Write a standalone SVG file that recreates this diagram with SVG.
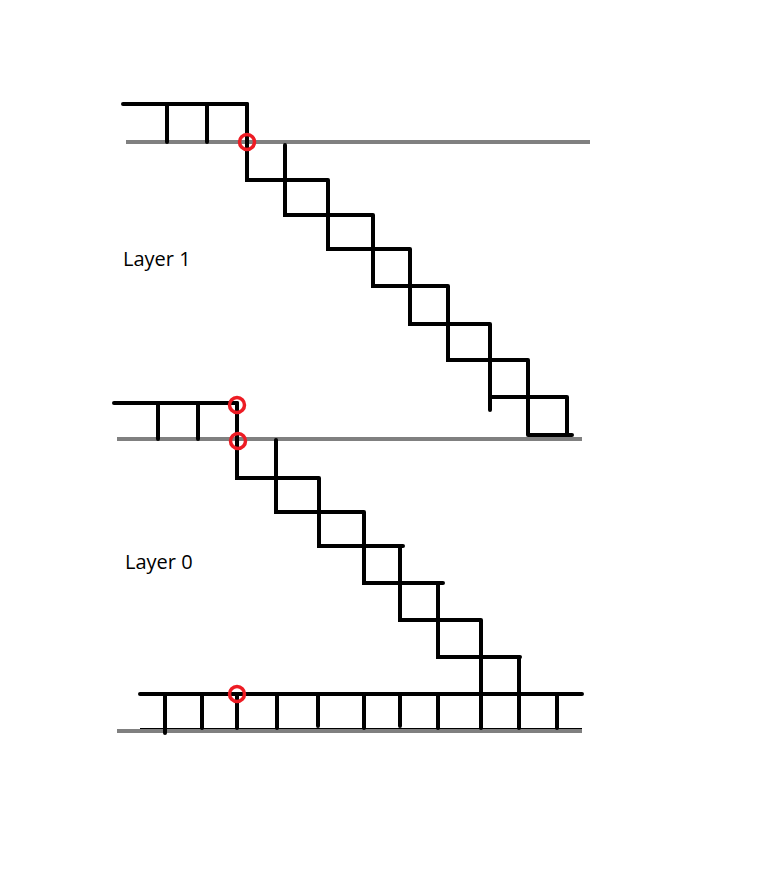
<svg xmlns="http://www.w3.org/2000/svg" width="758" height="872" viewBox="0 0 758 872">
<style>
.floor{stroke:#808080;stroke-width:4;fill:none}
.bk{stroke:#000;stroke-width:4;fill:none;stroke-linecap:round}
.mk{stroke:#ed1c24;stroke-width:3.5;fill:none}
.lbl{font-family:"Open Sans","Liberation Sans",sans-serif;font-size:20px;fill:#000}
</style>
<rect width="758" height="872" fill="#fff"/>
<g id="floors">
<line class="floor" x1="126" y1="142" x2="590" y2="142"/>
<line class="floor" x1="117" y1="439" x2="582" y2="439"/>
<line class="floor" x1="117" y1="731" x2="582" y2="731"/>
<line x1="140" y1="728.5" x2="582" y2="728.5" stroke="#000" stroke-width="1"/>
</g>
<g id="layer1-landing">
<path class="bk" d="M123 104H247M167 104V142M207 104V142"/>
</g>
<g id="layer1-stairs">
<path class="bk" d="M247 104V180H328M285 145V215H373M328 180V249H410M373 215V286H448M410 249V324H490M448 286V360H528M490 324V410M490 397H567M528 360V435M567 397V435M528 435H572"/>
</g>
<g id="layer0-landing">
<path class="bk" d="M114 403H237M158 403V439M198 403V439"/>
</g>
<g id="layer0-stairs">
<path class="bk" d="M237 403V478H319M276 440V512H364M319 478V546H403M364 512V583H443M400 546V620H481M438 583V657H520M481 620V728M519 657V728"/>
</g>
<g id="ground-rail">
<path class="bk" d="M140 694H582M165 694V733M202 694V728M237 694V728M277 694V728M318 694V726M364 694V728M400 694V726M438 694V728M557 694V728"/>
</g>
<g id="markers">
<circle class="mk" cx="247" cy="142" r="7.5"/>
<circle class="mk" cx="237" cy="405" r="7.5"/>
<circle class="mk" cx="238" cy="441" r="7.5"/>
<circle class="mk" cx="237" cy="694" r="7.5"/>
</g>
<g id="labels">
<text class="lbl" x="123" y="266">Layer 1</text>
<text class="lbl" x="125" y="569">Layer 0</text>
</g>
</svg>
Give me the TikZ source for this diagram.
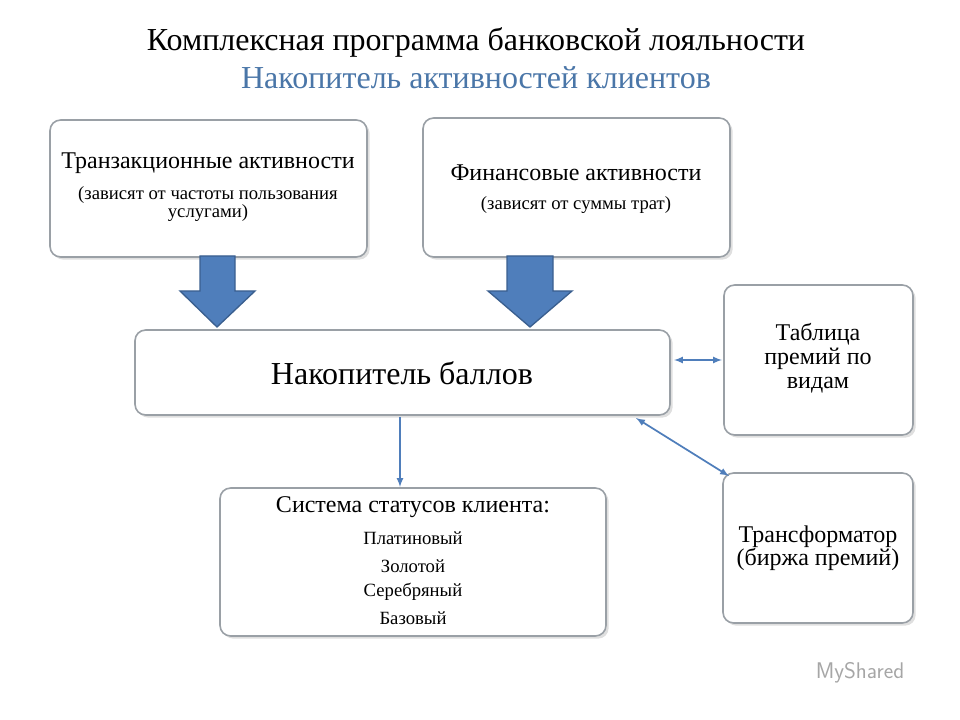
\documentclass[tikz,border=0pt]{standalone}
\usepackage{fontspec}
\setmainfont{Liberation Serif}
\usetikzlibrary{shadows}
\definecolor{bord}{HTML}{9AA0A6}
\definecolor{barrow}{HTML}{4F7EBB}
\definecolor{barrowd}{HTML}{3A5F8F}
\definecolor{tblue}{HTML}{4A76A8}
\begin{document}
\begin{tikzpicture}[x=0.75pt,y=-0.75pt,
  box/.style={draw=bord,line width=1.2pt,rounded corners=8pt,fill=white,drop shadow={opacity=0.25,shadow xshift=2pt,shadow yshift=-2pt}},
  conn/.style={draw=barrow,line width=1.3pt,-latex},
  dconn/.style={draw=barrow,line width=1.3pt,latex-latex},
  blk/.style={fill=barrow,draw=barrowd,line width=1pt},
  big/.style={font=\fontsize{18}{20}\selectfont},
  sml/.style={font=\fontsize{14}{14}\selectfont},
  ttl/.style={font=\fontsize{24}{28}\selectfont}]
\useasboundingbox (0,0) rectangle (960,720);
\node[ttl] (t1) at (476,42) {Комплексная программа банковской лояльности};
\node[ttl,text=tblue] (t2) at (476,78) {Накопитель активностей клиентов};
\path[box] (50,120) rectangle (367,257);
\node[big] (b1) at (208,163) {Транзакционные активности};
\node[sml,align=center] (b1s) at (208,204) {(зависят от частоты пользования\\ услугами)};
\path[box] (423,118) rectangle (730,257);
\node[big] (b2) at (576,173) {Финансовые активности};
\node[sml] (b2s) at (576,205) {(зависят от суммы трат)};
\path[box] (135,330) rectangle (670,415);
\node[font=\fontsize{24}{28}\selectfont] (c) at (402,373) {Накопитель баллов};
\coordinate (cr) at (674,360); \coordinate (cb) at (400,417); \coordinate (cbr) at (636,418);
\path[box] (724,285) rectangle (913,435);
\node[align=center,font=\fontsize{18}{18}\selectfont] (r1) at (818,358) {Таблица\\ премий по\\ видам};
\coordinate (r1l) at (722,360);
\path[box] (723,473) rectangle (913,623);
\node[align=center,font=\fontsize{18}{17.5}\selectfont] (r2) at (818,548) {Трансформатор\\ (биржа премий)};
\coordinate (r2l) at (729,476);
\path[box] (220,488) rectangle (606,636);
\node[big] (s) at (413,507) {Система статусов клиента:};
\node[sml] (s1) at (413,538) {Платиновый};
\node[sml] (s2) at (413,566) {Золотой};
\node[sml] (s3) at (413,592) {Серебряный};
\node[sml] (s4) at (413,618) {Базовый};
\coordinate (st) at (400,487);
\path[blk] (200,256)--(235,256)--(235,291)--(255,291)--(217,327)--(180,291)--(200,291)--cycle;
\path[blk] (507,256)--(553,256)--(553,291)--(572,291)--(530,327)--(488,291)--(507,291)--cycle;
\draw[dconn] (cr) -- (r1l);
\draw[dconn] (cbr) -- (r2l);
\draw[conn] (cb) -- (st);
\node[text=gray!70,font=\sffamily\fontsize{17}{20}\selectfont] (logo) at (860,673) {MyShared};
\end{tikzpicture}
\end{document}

::::::::::

> _Exercise instructions_: Transcribe all of the records above character for character. Exclude the pictures.

> _Full response_:
Write a standalone SVG file that recreates this diagram with SVG.
<svg xmlns="http://www.w3.org/2000/svg" width="758" height="872" viewBox="0 0 758 872">
<style>
.floor{stroke:#808080;stroke-width:4;fill:none}
.bk{stroke:#000;stroke-width:4;fill:none;stroke-linecap:round}
.mk{stroke:#ed1c24;stroke-width:3.5;fill:none}
.lbl{font-family:"Open Sans","Liberation Sans",sans-serif;font-size:20px;fill:#000}
</style>
<rect width="758" height="872" fill="#fff"/>
<g id="floors">
<line class="floor" x1="126" y1="142" x2="590" y2="142"/>
<line class="floor" x1="117" y1="439" x2="582" y2="439"/>
<line class="floor" x1="117" y1="731" x2="582" y2="731"/>
<line x1="140" y1="728.5" x2="582" y2="728.5" stroke="#000" stroke-width="1"/>
</g>
<g id="layer1-landing">
<path class="bk" d="M123 104H247M167 104V142M207 104V142"/>
</g>
<g id="layer1-stairs">
<path class="bk" d="M247 104V180H328M285 145V215H373M328 180V249H410M373 215V286H448M410 249V324H490M448 286V360H528M490 324V410M490 397H567M528 360V435M567 397V435M528 435H572"/>
</g>
<g id="layer0-landing">
<path class="bk" d="M114 403H237M158 403V439M198 403V439"/>
</g>
<g id="layer0-stairs">
<path class="bk" d="M237 403V478H319M276 440V512H364M319 478V546H403M364 512V583H443M400 546V620H481M438 583V657H520M481 620V728M519 657V728"/>
</g>
<g id="ground-rail">
<path class="bk" d="M140 694H582M165 694V733M202 694V728M237 694V728M277 694V728M318 694V726M364 694V728M400 694V726M438 694V728M557 694V728"/>
</g>
<g id="markers">
<circle class="mk" cx="247" cy="142" r="7.5"/>
<circle class="mk" cx="237" cy="405" r="7.5"/>
<circle class="mk" cx="238" cy="441" r="7.5"/>
<circle class="mk" cx="237" cy="694" r="7.5"/>
</g>
<g id="labels">
<text class="lbl" x="123" y="266">Layer 1</text>
<text class="lbl" x="125" y="569">Layer 0</text>
</g>
</svg>
Give me the TikZ source for this diagram.
\documentclass[tikz,border=0pt]{standalone}
\usepackage{fontspec}
\setmainfont{Liberation Serif}
\usetikzlibrary{shadows}
\definecolor{bord}{HTML}{9AA0A6}
\definecolor{barrow}{HTML}{4F7EBB}
\definecolor{barrowd}{HTML}{3A5F8F}
\definecolor{tblue}{HTML}{4A76A8}
\begin{document}
\begin{tikzpicture}[x=0.75pt,y=-0.75pt,
  box/.style={draw=bord,line width=1.2pt,rounded corners=8pt,fill=white,drop shadow={opacity=0.25,shadow xshift=2pt,shadow yshift=-2pt}},
  conn/.style={draw=barrow,line width=1.3pt,-latex},
  dconn/.style={draw=barrow,line width=1.3pt,latex-latex},
  blk/.style={fill=barrow,draw=barrowd,line width=1pt},
  big/.style={font=\fontsize{18}{20}\selectfont},
  sml/.style={font=\fontsize{14}{14}\selectfont},
  ttl/.style={font=\fontsize{24}{28}\selectfont}]
\useasboundingbox (0,0) rectangle (960,720);
\node[ttl] (t1) at (476,42) {Комплексная программа банковской лояльности};
\node[ttl,text=tblue] (t2) at (476,78) {Накопитель активностей клиентов};
\path[box] (50,120) rectangle (367,257);
\node[big] (b1) at (208,163) {Транзакционные активности};
\node[sml,align=center] (b1s) at (208,204) {(зависят от частоты пользования\\ услугами)};
\path[box] (423,118) rectangle (730,257);
\node[big] (b2) at (576,173) {Финансовые активности};
\node[sml] (b2s) at (576,205) {(зависят от суммы трат)};
\path[box] (135,330) rectangle (670,415);
\node[font=\fontsize{24}{28}\selectfont] (c) at (402,373) {Накопитель баллов};
\coordinate (cr) at (674,360); \coordinate (cb) at (400,417); \coordinate (cbr) at (636,418);
\path[box] (724,285) rectangle (913,435);
\node[align=center,font=\fontsize{18}{18}\selectfont] (r1) at (818,358) {Таблица\\ премий по\\ видам};
\coordinate (r1l) at (722,360);
\path[box] (723,473) rectangle (913,623);
\node[align=center,font=\fontsize{18}{17.5}\selectfont] (r2) at (818,548) {Трансформатор\\ (биржа премий)};
\coordinate (r2l) at (729,476);
\path[box] (220,488) rectangle (606,636);
\node[big] (s) at (413,507) {Система статусов клиента:};
\node[sml] (s1) at (413,538) {Платиновый};
\node[sml] (s2) at (413,566) {Золотой};
\node[sml] (s3) at (413,592) {Серебряный};
\node[sml] (s4) at (413,618) {Базовый};
\coordinate (st) at (400,487);
\path[blk] (200,256)--(235,256)--(235,291)--(255,291)--(217,327)--(180,291)--(200,291)--cycle;
\path[blk] (507,256)--(553,256)--(553,291)--(572,291)--(530,327)--(488,291)--(507,291)--cycle;
\draw[dconn] (cr) -- (r1l);
\draw[dconn] (cbr) -- (r2l);
\draw[conn] (cb) -- (st);
\node[text=gray!70,font=\sffamily\fontsize{17}{20}\selectfont] (logo) at (860,673) {MyShared};
\end{tikzpicture}
\end{document}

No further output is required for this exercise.